Following the 2022 Russian invasion of Ukraine, Skoblia became deputy commander of the newly formed Kastuś Kalinoŭski Battalion of Belarusian volunteers. On 13 March 2022, on the outskirts of Kyiv, his unit was ambushed by Russian troops. Skoblia died from his wounds while covering the retreat of his troops. He would have turned 32 the following day. In the week preceding his death, he had rescued ten wounded soldiers of the battalion using his professional medical skills.

== Memory ==

A farewell ceremony took place on 16 March 2022 at the Kyiv Crematorium, at which a specially-composed poem was read by one of the battalion's soldiers:

I will go through a steadily difficult path of endless and bloody war.
Let us raise the flag of noble glory over our mighty shoulders.

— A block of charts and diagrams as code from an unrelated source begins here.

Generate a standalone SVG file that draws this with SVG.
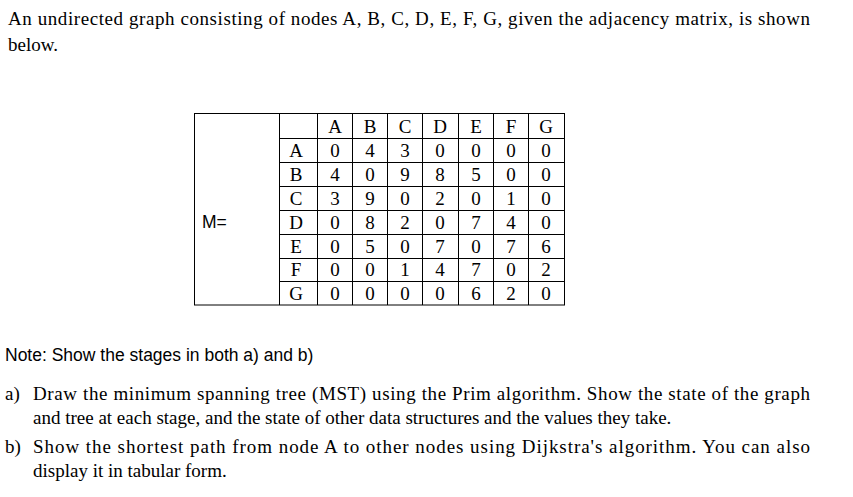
<svg xmlns="http://www.w3.org/2000/svg" width="853" height="497" viewBox="0 0 853 497">
<style>
text{font-family:"Liberation Serif","Times New Roman",serif;font-size:19px;fill:#000}
.s{font-family:"Liberation Sans",Arial,sans-serif;font-size:17.5px}
.c{text-anchor:middle}
line{stroke:#000;stroke-width:1}
</style>
<rect width="853" height="497" fill="#fff"/>
<text x="8" y="25" textLength="802" lengthAdjust="spacing">An undirected graph consisting of nodes A, B, C, D, E, F, G, given the adjacency matrix, is shown</text>
<text x="8" y="51">below.</text>
<g id="matrix">
<rect x="194.5" y="113.5" width="370" height="191.5" fill="none" stroke="#000"/>
<line x1="279.5" y1="113" x2="279.5" y2="305"/>
<g id="vlines">
<line x1="317.5" y1="113" x2="317.5" y2="305"/><line x1="352.5" y1="113" x2="352.5" y2="305"/><line x1="387.5" y1="113" x2="387.5" y2="305"/><line x1="422.5" y1="113" x2="422.5" y2="305"/><line x1="458.5" y1="113" x2="458.5" y2="305"/><line x1="493.5" y1="113" x2="493.5" y2="305"/><line x1="528.5" y1="113" x2="528.5" y2="305"/>
</g>
<g id="hlines">
<line x1="279" y1="138.5" x2="565" y2="138.5"/><line x1="279" y1="162.5" x2="565" y2="162.5"/><line x1="279" y1="186.5" x2="565" y2="186.5"/><line x1="279" y1="210.5" x2="565" y2="210.5"/><line x1="279" y1="234.5" x2="565" y2="234.5"/><line x1="279" y1="258.5" x2="565" y2="258.5"/><line x1="279" y1="281.5" x2="565" y2="281.5"/>
</g>
<text x="202" y="228" class="s">M=</text>
<g class="c">
<text x="335" y="133" class="c">A</text><text x="370" y="133" class="c">B</text><text x="405" y="133" class="c">C</text><text x="440" y="133" class="c">D</text><text x="476" y="133" class="c">E</text><text x="511" y="133" class="c">F</text><text x="546" y="133" class="c">G</text>
<text x="296" y="157" class="c">A</text><text x="335" y="157" class="c">0</text><text x="370" y="157" class="c">4</text><text x="405" y="157" class="c">3</text><text x="440" y="157" class="c">0</text><text x="476" y="157" class="c">0</text><text x="511" y="157" class="c">0</text><text x="546" y="157" class="c">0</text>
<text x="296" y="181" class="c">B</text><text x="335" y="181" class="c">4</text><text x="370" y="181" class="c">0</text><text x="405" y="181" class="c">9</text><text x="440" y="181" class="c">8</text><text x="476" y="181" class="c">5</text><text x="511" y="181" class="c">0</text><text x="546" y="181" class="c">0</text>
<text x="296" y="205" class="c">C</text><text x="335" y="205" class="c">3</text><text x="370" y="205" class="c">9</text><text x="405" y="205" class="c">0</text><text x="440" y="205" class="c">2</text><text x="476" y="205" class="c">0</text><text x="511" y="205" class="c">1</text><text x="546" y="205" class="c">0</text>
<text x="296" y="229" class="c">D</text><text x="335" y="229" class="c">0</text><text x="370" y="229" class="c">8</text><text x="405" y="229" class="c">2</text><text x="440" y="229" class="c">0</text><text x="476" y="229" class="c">7</text><text x="511" y="229" class="c">4</text><text x="546" y="229" class="c">0</text>
<text x="296" y="253" class="c">E</text><text x="335" y="253" class="c">0</text><text x="370" y="253" class="c">5</text><text x="405" y="253" class="c">0</text><text x="440" y="253" class="c">7</text><text x="476" y="253" class="c">0</text><text x="511" y="253" class="c">7</text><text x="546" y="253" class="c">6</text>
<text x="296" y="276" class="c">F</text><text x="335" y="276" class="c">0</text><text x="370" y="276" class="c">0</text><text x="405" y="276" class="c">1</text><text x="440" y="276" class="c">4</text><text x="476" y="276" class="c">7</text><text x="511" y="276" class="c">0</text><text x="546" y="276" class="c">2</text>
<text x="296" y="300" class="c">G</text><text x="335" y="300" class="c">0</text><text x="370" y="300" class="c">0</text><text x="405" y="300" class="c">0</text><text x="440" y="300" class="c">0</text><text x="476" y="300" class="c">6</text><text x="511" y="300" class="c">2</text><text x="546" y="300" class="c">0</text>
</g>
</g>
<text x="5" y="361" class="s">Note: Show the stages in both a) and b)</text>
<text x="5" y="400">a)</text>
<text x="33" y="400" textLength="777" lengthAdjust="spacing">Draw the minimum spanning tree (MST) using the Prim algorithm. Show the state of the graph</text>
<text x="33" y="424">and tree at each stage, and the state of other data structures and the values they take.</text>
<text x="5" y="453">b)</text>
<text x="33" y="453" textLength="777" lengthAdjust="spacing">Show the shortest path from node A to other nodes using Dijkstra's algorithm. You can also</text>
<text x="33" y="477">display it in tabular form.</text>
</svg>
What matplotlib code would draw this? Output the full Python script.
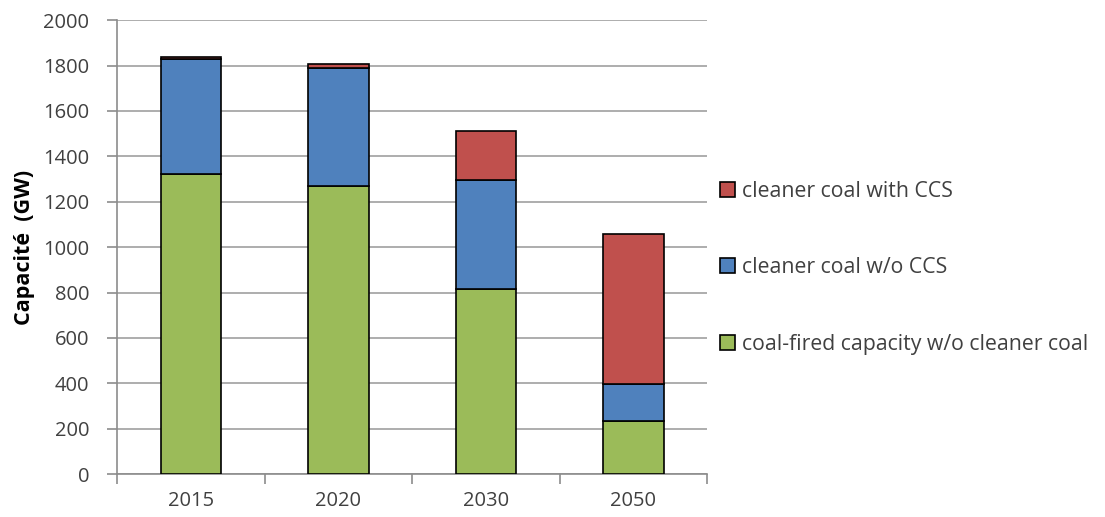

As Kastuś Kalinoŭski is my example, so is the fate of my comrade [Ilya] Litvin.

I will liberate Belarus through the liberation of Ukraine.

Like Tur, I swear to defend my comrades-in-arms in the heat of the battle.

Our honour will live forever in the memory of our homeland.

On 13 April 2022, Ukrainian President Volodymyr Zelenskyy posthumously awarded Skoblia the title of Hero of Ukraine "for personal courage and heroism in defending the state sovereignty and territorial integrity of Ukraine, loyalty to the military oath."

On 22 November 2022, the Rada of the Belarusian Democratic Republic in exile awarded Skoblia with the Medal of the Order of the Pahonia.